Question

Find the domain of the function.$$f(x)=\frac{x}{\sqrt[4]{9-x^{2}}}$$

Answer

**step1** Understanding the function and its components

The given function is $$f(x)=\frac{x}{\sqrt[4]{9-x^{2}}}$$. To find the domain of this function, we need to identify the values of 'x' for which the function is defined. There are two main conditions we must consider because the function involves a fraction and an even root.

**step2** Condition for the even root

The first condition relates to the fourth root in the denominator. For an even root (like a square root or a fourth root) to be defined in real numbers, the expression inside the root must be non-negative (greater than or equal to zero). In this case, the expression inside the fourth root is $$9-x^{2}$$. So, we must have:
$$9-x^{2} \ge 0$$
This inequality can be rewritten as:
$$9 \ge x^{2}$$
This means that the square of 'x' must be less than or equal to 9. We need to find all numbers 'x' whose square is less than or equal to 9.

**step3** Condition for the denominator

The second condition relates to the denominator of the fraction. The denominator of a fraction cannot be zero. In our function, the denominator is $$\sqrt[4]{9-x^{2}}$$. Therefore, we must have:
$$\sqrt[4]{9-x^{2}} \ne 0$$
This implies that the expression inside the root must not be zero:
$$9-x^{2} \ne 0$$
This means that $$x^{2} \ne 9$$. So, 'x' cannot be 3 and 'x' cannot be -3.

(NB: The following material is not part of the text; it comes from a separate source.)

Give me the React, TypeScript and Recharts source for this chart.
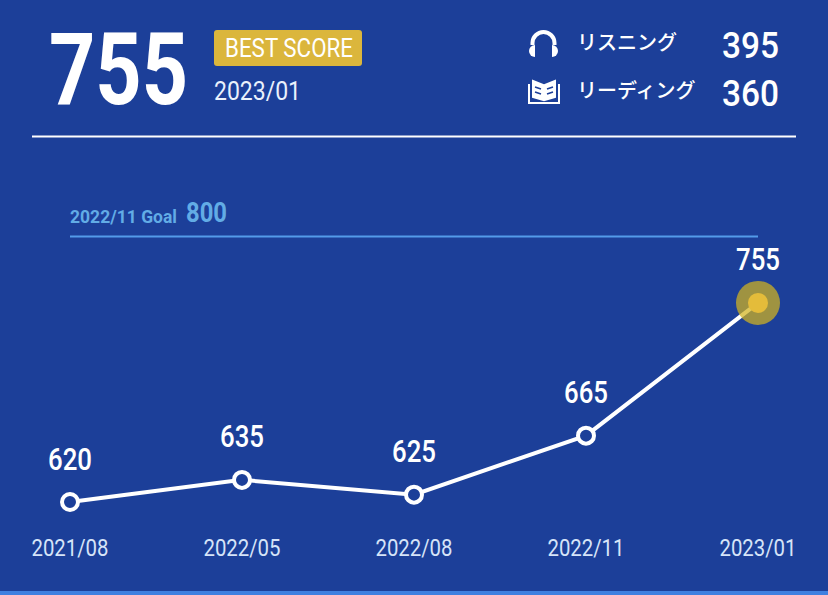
import { LineChart, Line, XAxis, YAxis, ReferenceLine, LabelList } from "recharts";

const months = ["2021/08", "2022/05", "2022/08", "2022/11", "2023/01"];
const scores = [620, 635, 625, 665, 755];
const goalScore = 800;
const goalMonth = "2022/11";
const bestScore = 755;
const bestMonth = "2023/01";
const listening = 395;
const reading = 360;

const data = months.map((month, i) => ({ month, score: scores[i] }));

const BG = "#1C3F99";
const GOLD = "#E4BC3A";
const FONT = "Roboto, sans-serif";

// DIN is not installed, so Roboto gets squeezed to the measured width
function Txt({ x, y, w, size, fill = "#fff", weight = 400, anchor = "start", children }: any) {
  return (
    <text
      x={x}
      y={y}
      fontSize={size}
      fill={fill}
      fontWeight={weight}
      fontFamily={FONT}
      textAnchor={anchor}
      textLength={w}
      lengthAdjust="spacingAndGlyphs"
    >
      {children}
    </text>
  );
}

function MonthTick({ x, y, payload }: any) {
  return (
    <Txt x={x} y={y + 16} w={77} size={23} fill="#D6E4F8" anchor="middle">
      {payload.value}
    </Txt>
  );
}

function ScoreDot({ cx, cy, index }: any) {
  if (index === scores.length - 1) {
    return (
      <g key={index}>
        <circle cx={cx} cy={cy} r={22} fill="#D2B41F" fillOpacity={0.72} />
        <circle cx={cx} cy={cy} r={10} fill={GOLD} />
      </g>
    );
  }
  return <circle key={index} cx={cx} cy={cy} r={8} fill={BG} stroke="#fff" strokeWidth={4} />;
}

function ScoreLabel({ x, y, value }: any) {
  return (
    <Txt x={x} y={y - 32.5} w={44} size={31} anchor="middle" weight={500}>
      {value}
    </Txt>
  );
}

function Header() {
  return (
    <svg width={828} height={240} style={{ position: "absolute", left: 0, top: 0 }}>
      <Txt x={49} y={104} w={139} size={100} weight={700}>
        {bestScore}
      </Txt>
      <rect x={214} y={30} width={148} height={36} rx={3} fill="#DBB63C" />
      <Txt x={225} y={57} w={128} size={25}>
        BEST SCORE
      </Txt>
      <Txt x={214} y={100} w={87} size={26} fill="#EAF1FC">
        {bestMonth}
      </Txt>

      {/* headphones */}
      <path
        d="M532.5 45 V43 A11 11 0 0 1 554.5 43 V45"
        fill="none"
        stroke="#fff"
        strokeWidth={4}
      />
      <path d="M535 45 V57 A6 6 0 0 1 535 45 Z" fill="#fff" />
      <path d="M552 45 V57 A6 6 0 0 0 552 45 Z" fill="#fff" />

      {/* book */}
      <g fill="none" stroke="#fff" strokeWidth={2}>
        <path d="M533 81 L543 85 V100 L533 97 Z" fill="#fff" />
        <path d="M555 81 L545 85 V100 L555 97 Z" fill="#fff" />
        <path d="M529 84 V103 H559 V84" />
      </g>
      <g stroke={BG} strokeWidth={1.6}>
        <path d="M535 87 L541 89 M535 92 L541 94" />
        <path d="M553 87 L547 89 M553 92 L547 94" />
      </g>

      <text x={577} y={50} fontSize={20} fill="#fff" fontWeight={500} fontFamily="'Noto Sans CJK JP'">
        リスニング
      </text>
      <text x={577} y={98} fontSize={20} fill="#fff" fontWeight={500} fontFamily="'Noto Sans CJK JP'">
        リーディング
      </text>
      <Txt x={722} y={58} w={57} size={37} weight={500}>
        {listening}
      </Txt>
      <Txt x={722} y={106} w={57} size={37} weight={500}>
        {reading}
      </Txt>

      <line x1={32} x2={796} y1={136.5} y2={136.5} stroke="#fff" strokeWidth={2} />

      <Txt x={70} y={223} w={107} size={19} fill="#62ACE6" weight={700}>
        {`${goalMonth} Goal`}
      </Txt>
      <Txt x={186} y={222} w={41} size={28} fill="#62ACE6" weight={700}>
        {goalScore}
      </Txt>
    </svg>
  );
}

export default function App() {
  return (
    <div
      style={{
        position: "absolute",
        left: 0,
        top: 0,
        width: 828,
        height: 595,
        background: BG,
        overflow: "hidden",
      }}
    >
      <LineChart
        width={828}
        height={595}
        data={data}
        margin={{ top: 207, right: 70, bottom: 33.5, left: 70 }}
      >
        <XAxis
          dataKey="month"
          height={30}
          interval={0}
          padding={{ left: 0, right: 0 }}
          axisLine={false}
          tickLine={false}
          tick={<MonthTick />}
        />
        <YAxis hide domain={[600, 820]} />
        <ReferenceLine y={goalScore} stroke="#539BEA" strokeWidth={2} />
        <Line
          dataKey="score"
          type="linear"
          stroke="#fff"
          strokeWidth={4}
          dot={(props: any) => <ScoreDot {...props} />}
          isAnimationActive={false}
        >
          <LabelList dataKey="score" content={<ScoreLabel />} />
        </Line>
      </LineChart>
      <Header />
      <div
        style={{
          position: "absolute",
          left: 0,
          top: 591,
          width: 828,
          height: 4,
          background: "#3F7FE0",
        }}
      />
    </div>
  );
}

**step4** Combining the conditions

From Step 2, we know that $$x^{2} \le 9$$. This means that 'x' must be between -3 and 3, inclusive. That is, $$-3 \le x \le 3$$.
From Step 3, we know that $$x^{2} \ne 9$$, which means 'x' cannot be 3 and 'x' cannot be -3.
Combining these two conditions, 'x' must be values such that $$x^{2}$$ is less than 9, but not equal to 9.
So, we need $$9-x^{2} > 0$$.
This means $$x^{2} < 9$$.
We are looking for numbers 'x' whose square is strictly less than 9.
Let's consider some values:
If $$x = 0$$, $$0^2 = 0$$, which is less than 9.
If $$x = 1$$, $$1^2 = 1$$, which is less than 9.
If $$x = 2$$, $$2^2 = 4$$, which is less than 9.
If $$x = 3$$, $$3^2 = 9$$, which is not less than 9.
If $$x = -1$$, $$(-1)^2 = 1$$, which is less than 9.
If $$x = -2$$, $$(-2)^2 = 4$$, which is less than 9.
If $$x = -3$$, $$(-3)^2 = 9$$, which is not less than 9.
Therefore, 'x' must be greater than -3 and less than 3.
So, the domain is $$-3 < x < 3$$.

**step5** Final Answer

The domain of the function $$f(x)=\frac{x}{\sqrt[4]{9-x^{2}}}$$ is all real numbers 'x' such that $$-3 < x < 3$$. In interval notation, this is $$(-3, 3)$$.